You may have read my letter below about the loss of the NC Pottery Highway Heritage Trail. Today I received this letter. As it is addressed to friends of NC Pottery and Craft, I felt that I would like those that may not have read this to be able to.
The Department of Cultural Resources has done a fantastic job of working with the arts in NC. I was and remain thoroughly impressed with them since moving here in 1999.
Dear Friend of North Carolina Pottery and Craft:
Since early in my tenure as Secretary of the Department of Cultural Resources, I have been engaged in a variety of ways with our State’s wonderful pottery tradition – one which I and my staff prize – including exploration of steps to help this robust and lively industry grow and thrive.
As you may know, the Department had contemplated bringing the N.C. Pottery Center under its administration, to expand the state’s folklife resources. For a variety of reasons, including budget constraints and dissension by some potters in the Seagrove area, we elected to withdraw this initiative.

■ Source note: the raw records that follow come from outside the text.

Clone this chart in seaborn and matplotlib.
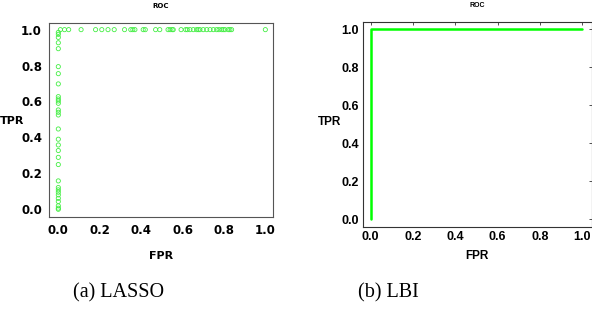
import numpy as np
import pandas as pd
import seaborn as sns
import matplotlib
matplotlib.use('Agg')
import matplotlib.pyplot as plt

# LASSO ROC points
lasso_fpr_top = [0.01, 0.03, 0.05, 0.11, 0.18, 0.21, 0.24, 0.27, 0.32, 0.35, 0.36, 0.37,
                 0.41, 0.42, 0.47, 0.49, 0.53, 0.54, 0.55, 0.555, 0.593, 0.615, 0.623,
                 0.636, 0.652, 0.668, 0.676, 0.684, 0.70, 0.717, 0.733, 0.749, 0.765,
                 0.776, 0.789, 0.797, 0.805, 0.821, 0.829, 0.837, 1.0]
lasso_tpr_left = [0.0, 0.006, 0.019, 0.043, 0.061, 0.08, 0.095, 0.108, 0.121, 0.158,
                  0.249, 0.289, 0.327, 0.358, 0.39, 0.447, 0.525, 0.54, 0.553, 0.59,
                  0.603, 0.614, 0.627, 0.698, 0.755, 0.794, 0.894, 0.927, 0.957, 0.974,
                  0.985]
lasso = pd.DataFrame({
    'FPR': lasso_fpr_top + [0.0] * len(lasso_tpr_left),
    'TPR': [1.0] * len(lasso_fpr_top) + lasso_tpr_left,
})

# LBI ROC curve
lbi_fpr = [0.0, 0.0, 1.0]
lbi_tpr = [0.0, 1.0, 1.0]
lbi = pd.DataFrame({'FPR': lbi_fpr, 'TPR': lbi_tpr})

ticks = [0.0, 0.2, 0.4, 0.6, 0.8, 1.0]
tick_labels = ['0.0', '0.2', '0.4', '0.6', '0.8', '1.0']

sns.set_style('white')
plt.rcParams['font.family'] = ['DejaVu Sans']
plt.rcParams['text.color'] = 'black'
plt.rcParams['xtick.color'] = 'black'
plt.rcParams['ytick.color'] = 'black'
plt.rcParams['axes.labelcolor'] = 'black'

W, H = 592, 336
fig = plt.figure(figsize=(W / 100, H / 100), dpi=100)

def px_axes(x0, y0, x1, y1):
    return fig.add_axes([x0 / W, 1 - y1 / H, (x1 - x0) / W, (y1 - y0) / H])

# Left panel: LASSO
ax1 = px_axes(49, 23, 273, 217)
sns.scatterplot(data=lasso, x='FPR', y='TPR', ax=ax1, marker='o', s=9,
                facecolors='none', edgecolor='#44ee44', linewidth=0.6)
ax1.set_xlim(-0.045, 1.037)
ax1.set_ylim(-0.043, 1.037)
ax1.set_xticks(ticks)
ax1.set_yticks(ticks)
ax1.set_xticklabels(tick_labels, fontsize=8.5, fontweight='bold')
ax1.set_yticklabels(tick_labels, fontsize=8.5, fontweight='bold')
ax1.tick_params(direction='out', length=3, width=0.6, color='#444444', pad=2)
for sp in ax1.spines.values():
    sp.set_color('#555555')
    sp.set_linewidth(0.8)
ax1.set_xlabel('FPR', fontsize=8, fontweight='bold', labelpad=10)
ax1.set_ylabel('TPR', fontsize=8, fontweight='bold', rotation=0, va='center')
ax1.yaxis.set_label_coords(-0.165, 0.495)
ax1.set_title('ROC', fontsize=5, fontweight='bold', pad=11)

# Right panel: LBI
ax2 = px_axes(363, 22, 591.5, 227)
sns.lineplot(data=lbi, x='FPR', y='TPR', ax=ax2, color='#00ff00', linewidth=1.8,
             sort=False, estimator=None)
ax2.set_xlim(-0.036, 1.044)
ax2.set_ylim(-0.040, 1.037)
ax2.set_xticks(ticks)
ax2.set_yticks(ticks)
ax2.set_xticklabels(tick_labels, fontsize=9, fontweight='bold',
                    family=['Liberation Sans'])
ax2.set_yticklabels(tick_labels, fontsize=9, fontweight='bold',
                    family=['Liberation Sans'])
ax2.tick_params(direction='in', length=2.5, width=0.6, top=True, right=True,
                color='#333333', pad=3)
for sp in ax2.spines.values():
    sp.set_color('#333333')
    sp.set_linewidth(0.8)
ax2.set_xlabel('FPR', fontsize=8.5, fontweight='bold', family=['Liberation Sans'],
               labelpad=5)
ax2.set_ylabel('TPR', fontsize=8.5, fontweight='bold', family=['Liberation Sans'],
               rotation=0, va='center')
ax2.yaxis.set_label_coords(-0.145, 0.51)
ax2.set_title('ROC', fontsize=5, fontweight='bold', family=['Liberation Sans'], pad=11)

# Sub-captions
fig.text(119 / W, 1 - 293 / H, '(a) LASSO', ha='center', va='center',
         fontsize=14.5, family=['Liberation Serif'])
fig.text(388 / W, 1 - 293 / H, '(b) LBI', ha='center', va='center',
         fontsize=14.5, family=['Liberation Serif'])

fig.savefig('out.png', dpi=100)
plt.close(fig)
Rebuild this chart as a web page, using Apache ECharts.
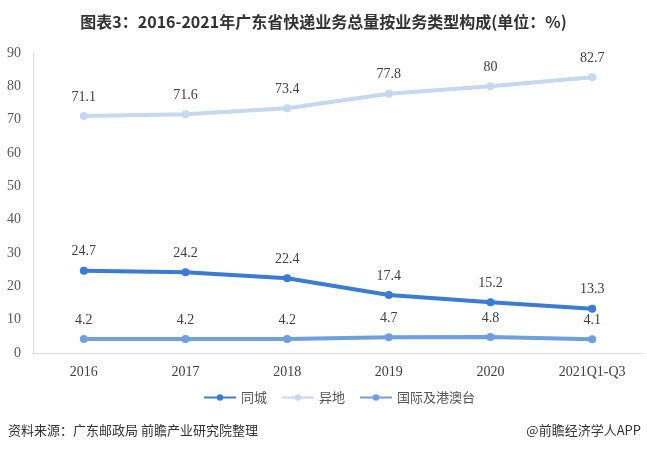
<!DOCTYPE html>
<html><head><meta charset="utf-8">
<script src="https://cdn.jsdelivr.net/npm/echarts@6/dist/echarts.min.js"></script>
<style>html,body{margin:0;padding:0;background:#fff;}#c{width:647px;height:450px;}</style>
</head><body><div id="c"></div>
<script>
const categories = ['2016','2017','2018','2019','2020','2021Q1-Q3'];
const sameCity = [24.7, 24.2, 22.4, 17.4, 15.2, 13.3];
const interCity = [71.1, 71.6, 73.4, 77.8, 80, 82.7];
const intl = [4.2, 4.2, 4.2, 4.7, 4.8, 4.1];
const seriesNames = ['同城','异地','国际及港澳台'];
const yTicks = {min:0, max:90, interval:10};

const chart = echarts.init(document.getElementById('c'));
const labelStyle = {show:true, position:'top', distance:8, color:'#404040', fontFamily:'Liberation Serif', fontSize:14};
function mk(name, data, color){
  return {name, type:'line', data, symbol:'circle', symbolSize:8,
    lineStyle:{width:4, color}, itemStyle:{color}, label:labelStyle};
}
chart.setOption({
  animation:false,
  title:{text:'图表3：2016-2021年广东省快递业务总量按业务类型构成(单位：%)', left:'center', top:9,
    textStyle:{fontFamily:'Noto Sans CJK SC', fontWeight:'bold', fontSize:16, color:'#333'}},
  grid:{left:33, right:4, top:53, bottom:97},
  xAxis:{type:'category', data:categories, boundaryGap:true,
    axisLine:{lineStyle:{color:'#d9d9d9'}}, axisTick:{show:false},
    axisLabel:{color:'#404040', fontFamily:'Liberation Serif', fontSize:14, margin:12}},
  yAxis:{type:'value', min:yTicks.min, max:yTicks.max, interval:yTicks.interval,
    axisLine:{show:true, lineStyle:{color:'#d9d9d9'}}, axisTick:{show:false}, splitLine:{show:false},
    axisLabel:{color:'#595959', fontFamily:'Liberation Serif', fontSize:14, margin:12}},
  legend:{data:seriesNames, bottom:41, left:198, itemWidth:32, itemHeight:8, itemGap:14,
    textStyle:{fontFamily:'Noto Sans CJK SC', fontSize:13, color:'#555'}},
  series:[mk(seriesNames[0], sameCity, '#3a7bd5'), mk(seriesNames[1], interCity, '#c6d8ef'), mk(seriesNames[2], intl, '#6e9fe2')],
  graphic:[
    {type:'text', left:8, top:424, style:{text:'资料来源：广东邮政局 前瞻产业研究院整理', fontFamily:'Noto Sans CJK SC', fontSize:13, fill:'#333'}},
    {type:'text', right:6, top:424, style:{text:'@前瞻经济学人APP', fontFamily:'Noto Sans CJK SC', fontSize:13, fill:'#333'}}
  ]
});
</script></body></html>
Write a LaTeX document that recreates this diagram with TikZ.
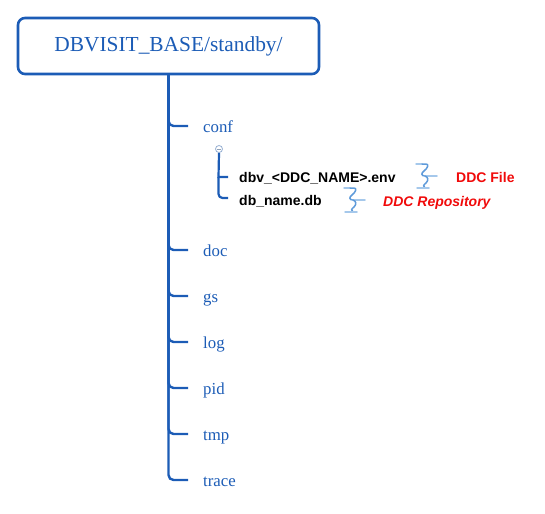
\documentclass[tikz,border=0pt]{standalone}
\usepackage{fontspec}
\setmainfont{Liberation Serif}
\newfontfamily\sansf{Liberation Sans}
\definecolor{treeblue}{RGB}{28,92,182}
\definecolor{squig}{RGB}{95,155,218}
\definecolor{squiglight}{RGB}{165,200,235}
\definecolor{ddcred}{RGB}{240,10,10}
\definecolor{togglec}{RGB}{150,175,210}
\begin{document}
\begin{tikzpicture}[x=1pt,y=-1pt,
  rootbox/.style={draw=treeblue, line width=2.6pt, rounded corners=7pt, text=treeblue,
    minimum width=301pt, minimum height=56pt, inner sep=0pt,
    font=\fontsize{21.4}{24}\selectfont},
  child/.style={anchor=base west, inner sep=0pt, text=treeblue, font=\fontsize{16.8}{18}\selectfont},
  filet/.style={anchor=base west, inner sep=0pt, text=black, font=\sansf\bfseries\fontsize{14}{16}\selectfont},
  ddclab/.style={anchor=base west, inner sep=0pt, text=ddcred, font=\sansf\bfseries\fontsize{14}{16}\selectfont},
  trunk/.style={draw=treeblue, line width=2.4pt, rounded corners=5pt},
  subtrunk/.style={draw=treeblue, line width=2.2pt},
  squigl/.style={draw=squig, line width=1.5pt, line cap=round, line join=round},
  squiggle/.pic={
    \draw[squigl, draw=squiglight] (-8,-12) -- (-2,-12);
    \draw[squigl] (-2,-12) -- (2,-12) .. controls (5,-12) and (4,-8) .. (0,-5)
      .. controls (-3,-3) and (-3,0) .. (1,0);
    \draw[squigl, draw=squiglight] (1,0) -- (13,0);
    \draw[squigl] (1,0) .. controls (4,1) and (5,4) .. (2,7)
      .. controls (-1,9) and (-1,11) .. (1,12);
    \draw[squigl, draw=squiglight] (-7,12) -- (5,12);
  }
]
\useasboundingbox (0,0) rectangle (545,513);

\node[rootbox] (root) at (168.5,46) {DBVISIT\_BASE/standby/};

% main branches
\foreach \nm/\yy in {conf/126, doc/250, gs/296, log/342, pid/388, tmp/434, trace/480} {
  \coordinate (b\nm) at (188,\yy);
  \node[child] (\nm) at (203,\yy+6) {\nm};
}
\foreach \nm in {trace, tmp, pid, log, gs, doc, conf}
  \draw[trunk] (root.south) |- (b\nm);

% conf subtree
\node[circle, draw=togglec, line width=0.8pt, minimum size=7pt, inner sep=0pt] (toggle) at (219,149) {};
\draw[togglec!70!gray, line width=0.7pt] ([xshift=-2pt]toggle.center) -- ([xshift=2pt]toggle.center);
\coordinate (bdbv) at (228,177);
\coordinate (bdbn) at (228,198);
\coordinate (jdbv) at (218.5,177);
\draw[subtrunk] (toggle.south) -- (jdbv) -- (bdbv);
\draw[subtrunk, rounded corners=4pt] (jdbv) |- (bdbn);

\node[filet] (dbv) at (239,182) {dbv\_<DDC\_NAME>.env};
\node[filet] (dbn) at (239,205) {db\_name.db};

\node[ddclab] (ddcfile) at (456,182) {DDC File};
\node[ddclab, font=\sansf\bfseries\itshape\fontsize{14}{16}\selectfont] (ddcrep) at (383,206) {DDC Repository};

% squiggles
\pic at (424,176) {squiggle};
\pic at (352,200) {squiggle};
\end{tikzpicture}
\end{document}
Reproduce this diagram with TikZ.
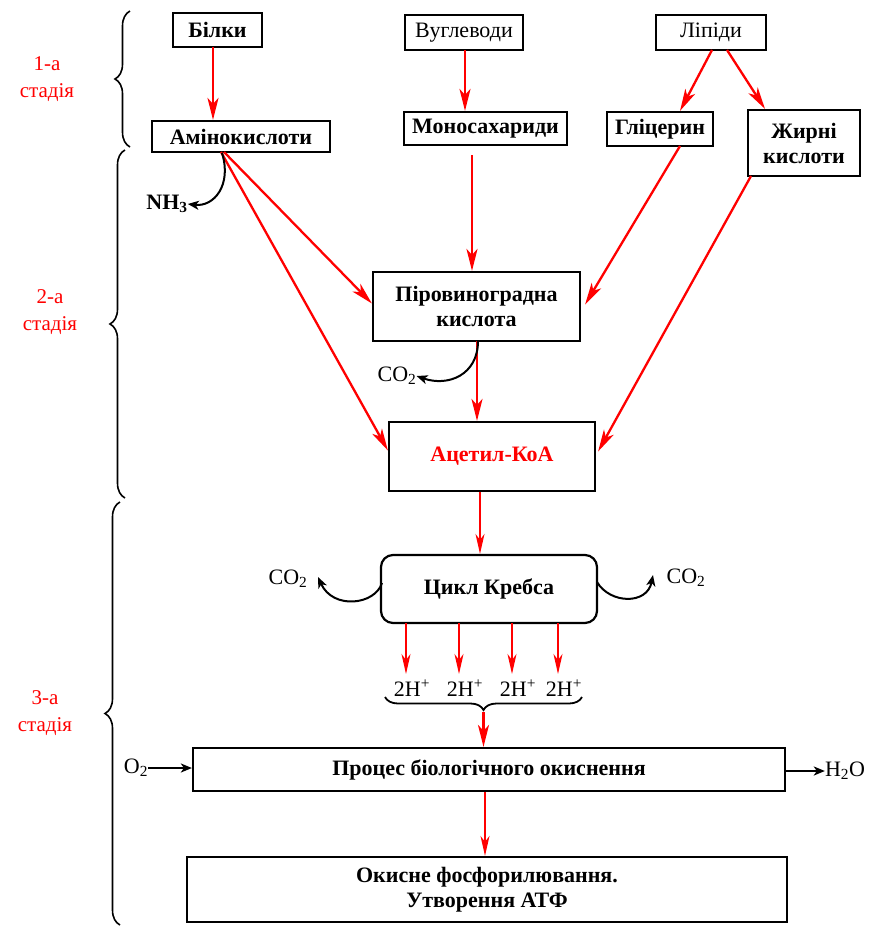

Recent allegations about the Department and its staff have been made by Mr. Phil Morgan and Mr. Don Hudson. Some of their e-mails have been widely circulated to you, to the community, press and elected officials.
I take this situation very seriously, including the damage done to the reputation of staff and of the Department. My staff is responding to the frequent requests for numerous documents, correspondence, grant applications and reports, primarily from 2007-2008. Some requests we cannot fulfill as they are beyond the Department’s scope of authority, yet we have been unable to effectively communicate this fact to them.
It is important that these matters be resolved. Therefore, I have requested that the Office of the State Auditor take a look at the allegations. A copy of my June 24th letter to State Auditor Beth Wood is attached. If there are issues that need to be addressed, we will take appropriate action. We will fully cooperate with the Auditor’s investigation and look forward to the Auditor’s assessment, and the opportunity to put this matter to rest.
We in the Department of Cultural Resources are charged with the protection and promotion of our state’s cultural resources. We are committed to working with you to help the pottery industry and its communities thrive.